Posted by Marguerite at 9/14/2006 10:51:00 AM
Saturday, September 09, 2006
Stay Away Kitty Kitty
In recent years there have been cougar sightings in Michigan, some with DNA species verification of hair or scat.
Since a few of these sightings have been in my county/township, I'm very interested in following the ongoing battle between honest, credible citizens who are reporting the sightings and the Michigan Department of Natural Resources (MDNR) who are reluctant to admit such thing is possible.
When the MDNR says "Though the information indicates the presence of a cougar it still does not confirm the presence of a breeding population in Michigan.", do they think the public is so stupid they think the cougars just roam here and don't mate here?
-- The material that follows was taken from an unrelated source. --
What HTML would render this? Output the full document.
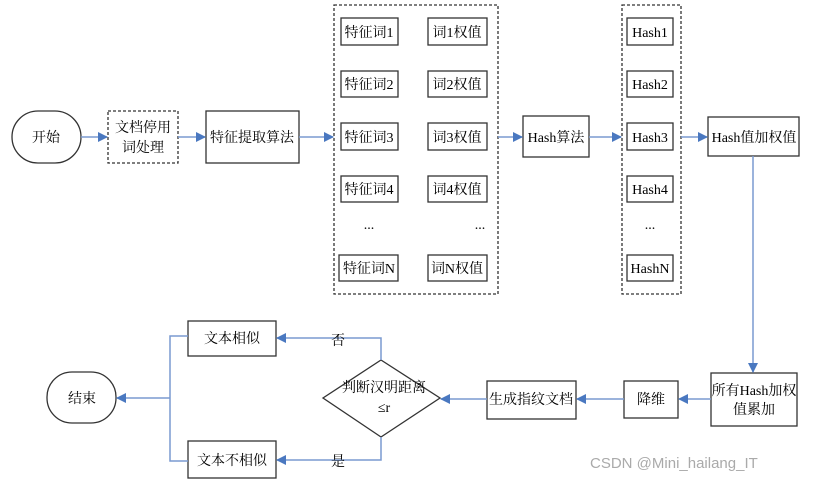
<!DOCTYPE html>
<html><head><meta charset="utf-8"><style>
body{margin:0;background:#fff;}
svg text{font-family:"Liberation Serif","Noto Serif CJK SC","Noto Sans CJK SC",serif;font-size:14px;fill:#000;}
</style></head><body>
<svg width="814" height="482" xmlns="http://www.w3.org/2000/svg">
<defs><marker id="a" markerWidth="10" markerHeight="10" refX="9" refY="5" orient="auto" markerUnits="userSpaceOnUse"><path d="M0,0 L10,5 L0,10 z" fill="#4a78c0"/></marker></defs>
<g fill="#fff" stroke="#333" stroke-width="1.3">
<rect x="12" y="111" width="69" height="52" rx="26"/>
<rect x="108" y="111" width="70" height="52" stroke-dasharray="3,2"/>
<rect x="206" y="111" width="93" height="52"/>
<rect x="334" y="5" width="164" height="289" stroke-dasharray="3,2"/>
<rect x="341" y="18" width="57" height="27"/><rect x="341" y="71" width="57" height="26"/><rect x="341" y="123" width="57" height="27"/><rect x="341" y="176" width="57" height="26"/><rect x="339" y="255" width="59" height="26"/>
<rect x="428" y="18" width="59" height="27"/><rect x="428" y="71" width="59" height="26"/><rect x="428" y="123" width="59" height="27"/><rect x="428" y="176" width="59" height="26"/><rect x="428" y="255" width="59" height="26"/>
<rect x="523" y="116" width="66" height="41"/>
<rect x="622" y="5" width="59" height="289" stroke-dasharray="3,2"/>
<rect x="627" y="18" width="46" height="27"/><rect x="627" y="71" width="46" height="26"/><rect x="627" y="123" width="46" height="27"/><rect x="627" y="176" width="46" height="26"/><rect x="627" y="255" width="46" height="26"/>
<rect x="708" y="117" width="91" height="39"/>
<rect x="711" y="373" width="86" height="53"/>
<rect x="624" y="381" width="54" height="37"/>
<rect x="487" y="381" width="89" height="38"/>
<path d="M381,360 L440,398 L381,437 L323,398 z"/>
<rect x="188" y="321" width="88" height="35"/>
<rect x="188" y="441" width="88" height="37"/>
<rect x="47" y="372" width="69" height="51" rx="25"/>
</g>
<g fill="none" stroke="#7a9ad0" stroke-width="1.5" marker-end="url(#a)">
<line x1="81" y1="137" x2="107" y2="137"/>
<line x1="178" y1="137" x2="205" y2="137"/>
<line x1="299" y1="137" x2="333" y2="137"/>
<line x1="498" y1="137" x2="522" y2="137"/>
<line x1="589" y1="137" x2="621" y2="137"/>
<line x1="681" y1="137" x2="707" y2="137"/>
<line x1="753" y1="156" x2="753" y2="372"/>
<line x1="711" y1="399" x2="679" y2="399"/>
<line x1="624" y1="399" x2="577" y2="399"/>
<line x1="487" y1="399" x2="441" y2="399"/>
<polyline points="381,360 381,338 277,338"/>
<polyline points="381,437 381,460 277,460"/>
<polyline points="188,461 170,461 170,336 188,336" marker-end="none"/>
<line x1="170" y1="398" x2="117" y2="398"/>
</g>
<g text-anchor="middle">
<text x="46" y="142">开始</text>
<text x="143" y="132">文档停用</text><text x="143" y="152">词处理</text>
<text x="252" y="142">特征提取算法</text>
<text x="369" y="37">特征词1</text><text x="369" y="89">特征词2</text><text x="369" y="142">特征词3</text><text x="369" y="194">特征词4</text><text x="369" y="229">...</text><text x="369" y="273">特征词N</text>
<text x="457" y="37">词1权值</text><text x="457" y="89">词2权值</text><text x="457" y="142">词3权值</text><text x="457" y="194">词4权值</text><text x="480" y="229">...</text><text x="457" y="273">词N权值</text>
<text x="556" y="142">Hash算法</text>
<text x="650" y="37">Hash1</text><text x="650" y="89">Hash2</text><text x="650" y="142">Hash3</text><text x="650" y="194">Hash4</text><text x="650" y="229">...</text><text x="650" y="273">HashN</text>
<text x="754" y="142">Hash值加权值</text>
<text x="754" y="395">所有Hash加权</text><text x="754" y="414">值累加</text>
<text x="651" y="404">降维</text>
<text x="531" y="404">生成指纹文档</text>
<text x="384" y="392">判断汉明距离</text><text x="384" y="412">≤r</text>
<text x="232" y="343">文本相似</text>
<text x="232" y="465">文本不相似</text>
<text x="82" y="403">结束</text>
<text x="338" y="345">否</text>
<text x="338" y="466">是</text>
</g>
<text x="590" y="468" style="font-family:'Liberation Sans',sans-serif;font-size:15px;fill:#aaa">CSDN @Mini_hailang_IT</text>
</svg>
</body></html>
Posted by Marguerite at 9/09/2006 07:55:00 PM
Friday, September 08, 2006
Mom's Cast Is Off
We celebrated with lunch out.
Mom celebrated with a nice wet shower.
This morning we arrived at the orthopedic surgeon's office very anxious to get the blue cast removed and move on to the next step in returning to normal.
First the Fiberglas was cut top and bottom with a sound wave saw. Then pried open with a special pliers and gently removed. Once again she could see her arm.
The doctor was happy with the x-rays. The arm is mending and no surgery is required. The break that he suspected might be a problem is looking better than he expected. All good news.
For the next month, she has a removable splint.
Check out the finger swelling. They hurt, but not as much now that the cast is off. I'm hoping the swelling goes down this weekend and the pain decreases enough so she can get a good night's sleep.
The hand is not functional, but she'll be working on that problem.
Monday is her first appointment with Holly at "Hand Therapy". This should be interesting. Or, as Mom says on her blog,
"I look upon life as an ongoing adventure."I think this is one adventure she doesn't want to repeat.